In a book written by two journalists from Le Monde newspaper published in October, he let loose about senior lawyers and judges, describing the justice system as "a cowardly institution" and France's national football team as badly brought-up boys from the suburbs who earned too much money.

He apologised to the judges for the comments in the book "A President Shouldn't Say That", but many observers doubted his judgement.

Emmanuel Macron, Hollande's economy minister, also turned on his former mentor by announcing his own bid for the presidency as an independent candidate.

Hollande came to office in 2012, after then IMF chief Dominique Strauss-Kahn's legal difficulties over alleged sexual assault in a New York hotel room torpedoed the political ambitions of the man widely expected to become the Socialist candidate.

The more understated Hollande dislodged Nicolas Sarkozy as president, promising he would be a "normal" head of state in a country weary of his predecessor's brazen, hyperactive style.

Soft, vague and 'elusive'

The new president had formidable political nous acquired in a long career and an earlier relationship with the mother of his four children, the one-time Socialist presidential candidate Segolene Royal.

He also had an easy touch with the public, but Hollande quickly acquired a reputation for being soft, vague and, in the words of his own son, sometimes "elusive".

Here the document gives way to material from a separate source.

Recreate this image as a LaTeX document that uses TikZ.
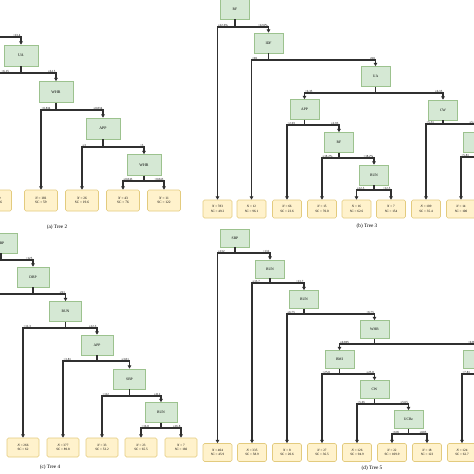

On economics, Hollande started with a leftist programme that included a wealth super-tax of 75 percent on top-earners but he shifted course mid-way through his term to embrace pro-business reforms.

Earlier this year, France was seriously disrupted by a late attempt by Hollande to reform the labour market which divided his party.

Yet in November 2015, Hollande appeared to rise to the occasion, guiding a grieving nation after jihadist gunmen and suicide bombers killed 130 people in Paris.

He said France was "at war" with the Islamic State group, and dispatched the aircraft carrier Charles De Gaulle to the Gulf to intensify international air strikes on the extremists.

Hollande brought in a state of emergency and strengthened the state's powers to fight extremists.

But he seriously misjudged parliament by trying to force through a measure that would have stripped bi-national terrorists of French nationality in certain cases.

He said Thursday the attempt to bring in that measure was his "only regret".

Hollande did point though with pride to his efforts to legalise gay marriage and his government's stewarding of talks in Paris that led to a new global climate change pact last year.